An active and engaged SEC is a key part of establishing a Renewable Energy Community. The current terms and conditions of RESS 1 set out that an SEC must be a member of the REC to enable it to qualify as a REC.
Benefits to the Community
There are many benefits to community who develop a renewable energy generator, these include:
A Community Benefit Fund will be established which sets out that €2 per MWh of generation will go to the fund which will be managed by the REC. This funds can be used by the community over the 15 years of the RESS contract to further the community.
A Good Practice Principles Handbook will be published by the Minister (or a nominated body) prior to 1 July 2021. This will lay out a range of principles, including the need to ensure community participation in fund decision-making via the establishment of a local committee, which should encourage successful dispersal of funds.

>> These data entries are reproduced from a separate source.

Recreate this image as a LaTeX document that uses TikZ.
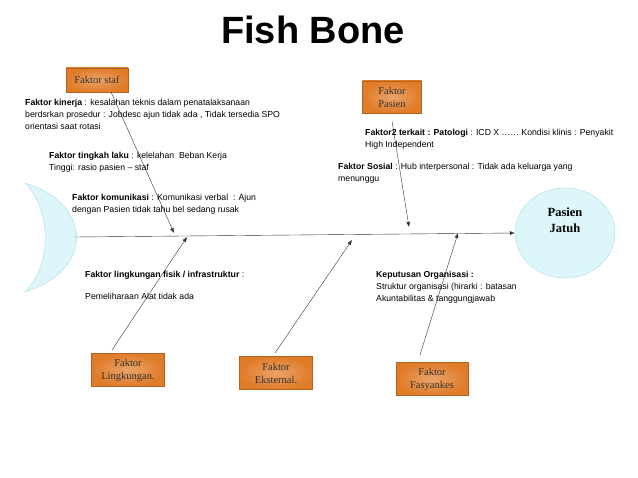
\documentclass[tikz,border=0pt]{standalone}
\usepackage{fontspec}
\setmainfont{Liberation Sans}
\newfontfamily\serifbox{Liberation Serif}
\usetikzlibrary{arrows.meta,shapes.geometric}
\definecolor{boxorange}{HTML}{E07B28}
\definecolor{headcyan}{HTML}{DDF6F9}
\definecolor{headline}{HTML}{A8DCE6}
\tikzset{
  cause/.style={draw=boxorange!80!black, inner color=boxorange!70!white, outer color=boxorange,
    font=\serifbox\fontsize{10.5}{13}\selectfont, text=black!80, align=center, minimum height=24pt, inner sep=2pt},
  note/.style={anchor=north west, align=left, inner sep=0pt, font=\fontsize{8.7}{12}\selectfont},
  bone/.style={-{Latex[length=5pt,width=4pt]}, black!80, thin}
}
\begin{document}
\begin{tikzpicture}[x=1pt,y=-1pt]
    \useasboundingbox (0,0) rectangle (638,478);
    \node[font=\bfseries\fontsize{38}{40}\selectfont] (title) at (313,30) {Fish Bone};

    % tail and head
    \draw [headline, fill=headcyan] (25,183) .. controls (94,205) and (94,270) .. (25,292)
        .. controls (52,265) and (52,210) .. (25,183);
    \node [ellipse, draw=headline, fill=headcyan, minimum width=100pt, minimum height=90pt, inner sep=0pt,
        name=head] at (565,233) {};
    \node [font=\serifbox\bfseries\fontsize{12.5}{16}\selectfont, align=center, name=headtxt] at (565,220) {Pasien\\Jatuh};
    \coordinate (tail) at (75,237);
    \draw [bone] (tail) -- (head.west);

    % causes
    \node [cause, minimum width=62pt] (staf) at (97,80) {Faktor staf};
    \node [cause, minimum width=59pt, minimum height=32pt] (pasien) at (392,97) {Faktor\\Pasien};
    \node [cause, minimum width=73pt, minimum height=33pt] (lingk) at (128,370) {Faktor\\Lingkungan.};
    \node [cause, minimum width=73pt, minimum height=33pt] (ekst) at (276,373) {Faktor\\Eksternal.};
    \node [cause, minimum width=72pt, minimum height=33pt] (fasy) at (432,379) {Faktor\\Fasyankes};

    \coordinate (s1) at (174,233);
    \coordinate (s2) at (409,227);
    \coordinate (s3) at (187,237);
    \coordinate (s4) at (352,240);
    \coordinate (s5) at (458,233);
    \coordinate (b1) at (111,92);
    \coordinate (b2) at (392,121);
    \coordinate (b3) at (112,350);
    \coordinate (b4) at (275,353);
    \coordinate (b5) at (420,355);
    \draw [bone] (b1) -- (s1);
    \draw [bone] (b2) -- (s2);
    \draw [bone] (b3) -- (s3);
    \draw [bone] (b4) -- (s4);
    \draw [bone] (b5) -- (s5);

    % notes
    \node [note] (kinerja) at (25,99) {\textbf{Faktor kinerja} : kesalahan teknis dalam penatalaksanaan\\berdsrkan prosedur : Jobdesc ajun tidak ada , Tidak tersedia SPO\\orientasi saat rotasi};
    \node [note] (laku) at (49,152) {\textbf{Faktor tingkah laku} : kelelahan\ \ Beban Kerja\\Tinggi: rasio pasien -- staf};
    \node [note] (komun) at (72,194) {\textbf{Faktor komunikasi} : Komunikasi verbal\ \ : Ajun\\dengan Pasien tidak tahu bel sedang rusak};
    \node [note] (fisik) at (85,271) {\textbf{Faktor lingkungan fisik / infrastruktur} :\\[10pt]Pemeliharaan Alat tidak ada};
    \node [note] (patol) at (365,129) {\textbf{Faktor2 terkait : Patologi} : ICD X …… Kondisi klinis : Penyakit\\High Independent};
    \node [note] (sosial) at (338,163) {\textbf{Faktor Sosial} : Hub interpersonal : Tidak ada keluarga yang\\menunggu};
    \node [note] (organ) at (376,271) {\textbf{Keputusan Organisasi :}\\Struktur organisasi (hirarki : batasan\\Akuntabilitas \& tanggungjawab};
\end{tikzpicture}
\end{document}
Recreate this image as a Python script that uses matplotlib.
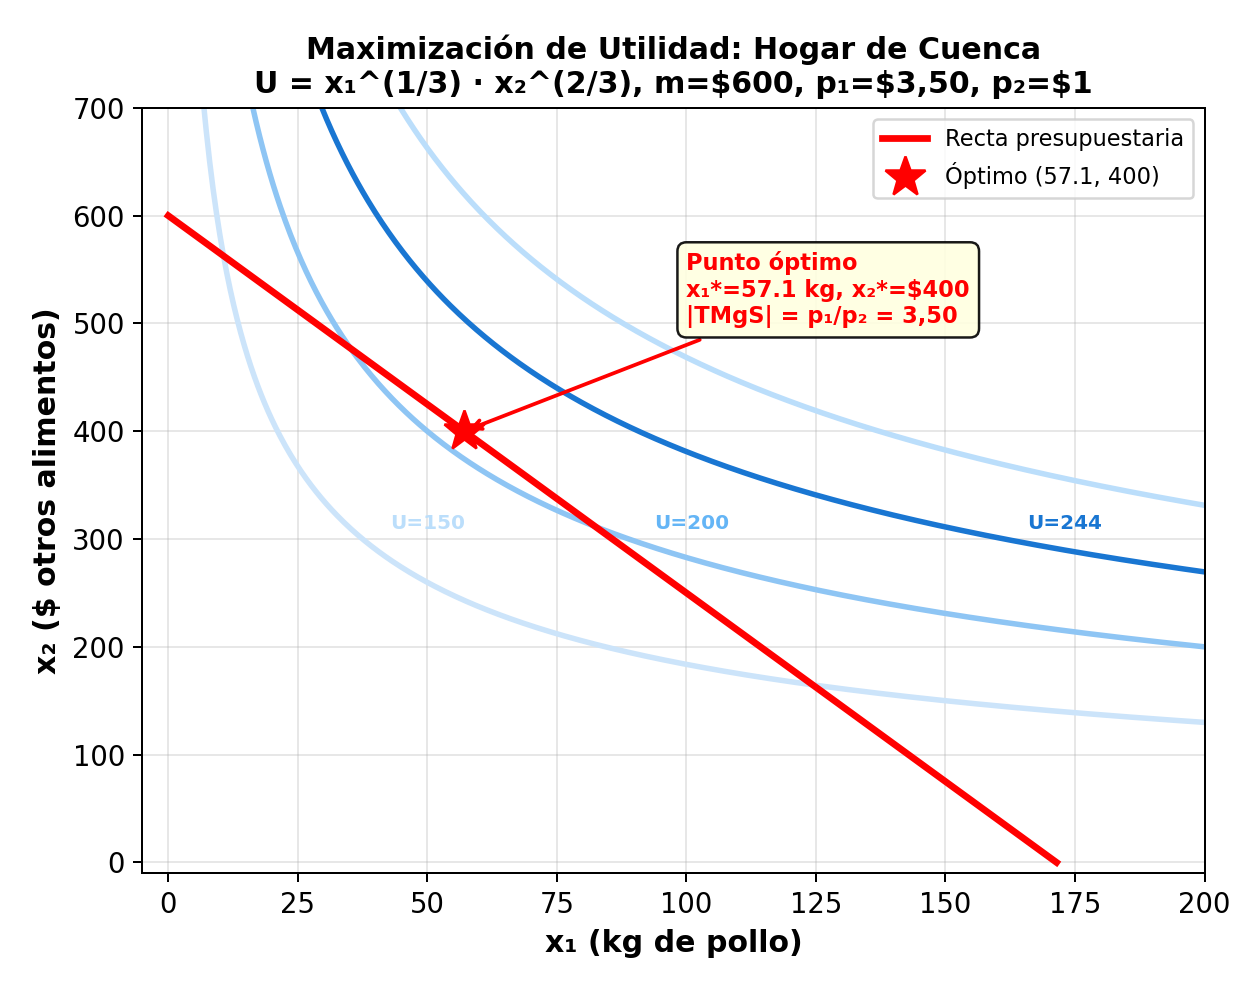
import numpy as np
import matplotlib
matplotlib.use("Agg")
import matplotlib.pyplot as plt

# datos del problema
m = 600
p1 = 3.5
p2 = 1
x1_opt = 57.1
x2_opt = 400
u_levels = [150, 200, 244, 280]
u_colors = ['#CCE4FA', '#8EC5F4', '#1976D2', '#BBDEFB']
u_labels = ['U=150', 'U=200', 'U=244']
label_colors = ['#BBDEFB', '#64B5F6', '#1976D2']
label_x = [50, 101, 173]
label_y = [314, 314, 314]

fig, ax = plt.subplots(figsize=(7, 5.5), dpi=180)

x1 = np.linspace(1, 200, 600)
for u, c in zip(u_levels, u_colors):
    x2 = u ** 1.5 / np.sqrt(x1)
    ax.plot(x1, x2, color=c, linewidth=2.2)

for lab, c, lx, ly in zip(u_labels, label_colors, label_x, label_y):
    ax.text(lx, ly, lab, color=c, fontsize=8, fontweight='bold', ha='center', va='center')

xb = np.linspace(0, m / p1, 100)
ax.plot(xb, (m - p1 * xb) / p2, color='red', linewidth=2.7, label='Recta presupuestaria')
ax.plot(x1_opt, x2_opt, marker='*', color='red', markersize=17, linestyle='none',
        zorder=5, label='Óptimo (57.1, 400)')

ax.annotate('Punto óptimo\nx₁*=57.1 kg, x₂*=$400\n|TMgS| = p₁/p₂ = 3,50',
            xy=(x1_opt, x2_opt), xytext=(100, 500),
            fontsize=9, fontweight='bold', color='red',
            bbox=dict(boxstyle='round,pad=0.4', facecolor='lightyellow', edgecolor='black', alpha=0.9),
            arrowprops=dict(arrowstyle='->', color='red', lw=1.5))

ax.set_xlim(-5, 200)
ax.set_ylim(-10, 700)
ax.set_xlabel('x₁ (kg de pollo)', fontsize=12, fontweight='bold')
ax.set_ylabel('x₂ ($ otros alimentos)', fontsize=12, fontweight='bold')
ax.set_title('Maximización de Utilidad: Hogar de Cuenca\n'
             'U = x₁^(1/3) · x₂^(2/3), m=$600, p₁=$3,50, p₂=$1',
             fontsize=12, fontweight='bold')
ax.tick_params(labelsize=11)
ax.grid(True, alpha=0.3)
ax.legend(loc='upper right', fontsize=9)

plt.subplots_adjust(left=0.113, right=0.956, top=0.891, bottom=0.118)
plt.savefig('out.png', dpi=180)
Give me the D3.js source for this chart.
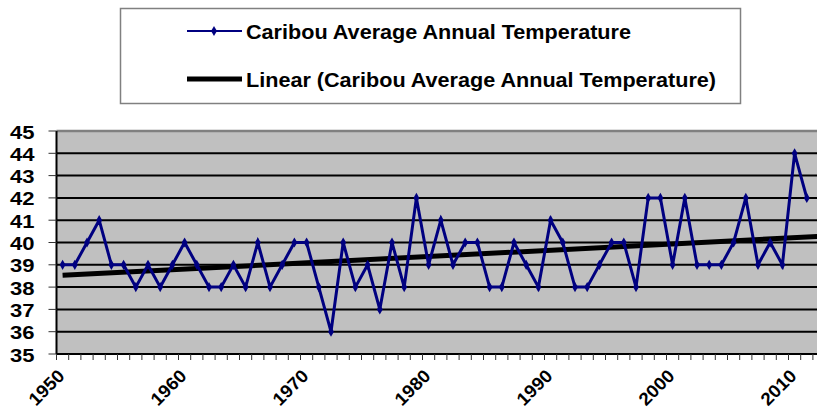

Wind energy projects provide many economic benefits to communities including jobs during construction, a new source of revenue for farmers, an increased local tax base and can also create wind energy tourism.
In locations where tourism is an important part of the local economy, a wind farm may be perceived as an enhancement to tourism for those interested in the technology. There is also an opportunity for the community to build awareness and education around clean energy and capitalize on a “green” identity.
Locally owned community wind projects create even more of an economic opportunity for those involved than conventional wind farms owned by companies with limited local ties. Community wind projects have a greater impact in terms of economic benefits because of two key factors: the local ownership and project profits remaining local.
Providing the opportunity for local people to invest in the energy projects will ensure that the profits of the energy project are spent in the local area. For those members of the community who would like to invest financially in the project, they will have the opportunity to do this and be one of first to know of the investment opportunity. Having local investment will ensure that the financial benefits from the generation project will be recycled within the community- time and time again.
Projects & Partnerships
Learn about we create partnerships that last.
Successful long-term relationships demand honesty, commitment, flexibility, and compassion. The values listed below are core to the team at Natural Forces, underpinning our commitment to the fight against climate change, our projects, our partners, and our people.
- Honesty about the facts whether we like them or not. Honesty to ourselves about our own performance. Honesty in our relations with our colleagues and partners.
- Commitment to fighting climate change. Commitment to our projects and partners. Commitment to our professionalism.
- Flexibility to change our mind when the facts change. Flexibility to listen to and accept others’ opinions. Flexibility to change and improve projects through their life-cycle.
- Compassion to our colleagues, our partners, and ourselves. Compassion in all our dealings with external people and organizations. Compassion to the environment.
Project partnerships are key to our success. Our approach to partnerships is rooted in our values, which manifests through:
- Understanding our partners’ objectives
- Nurturing ongoing relationships for the long term success
- Building a common understanding of risk and reward
- Developing a common understanding of financial commitments from each party
Making a true commitment to delivering promised obligations
Natural Forces – Our Experience
Learn about our completed and in development energy projects in partnership with communities.
Natural Forces’ success has been underpinned by a small, tightly knit, highly skilled, and dedicated team of renewable energy professionals. Our multidisciplinary team members have all the required skills to take projects from inception to construction and through their operating life.
We are very proud of our team’s track record, which is rooted in our values of honesty, commitment, flexibility, and compassion.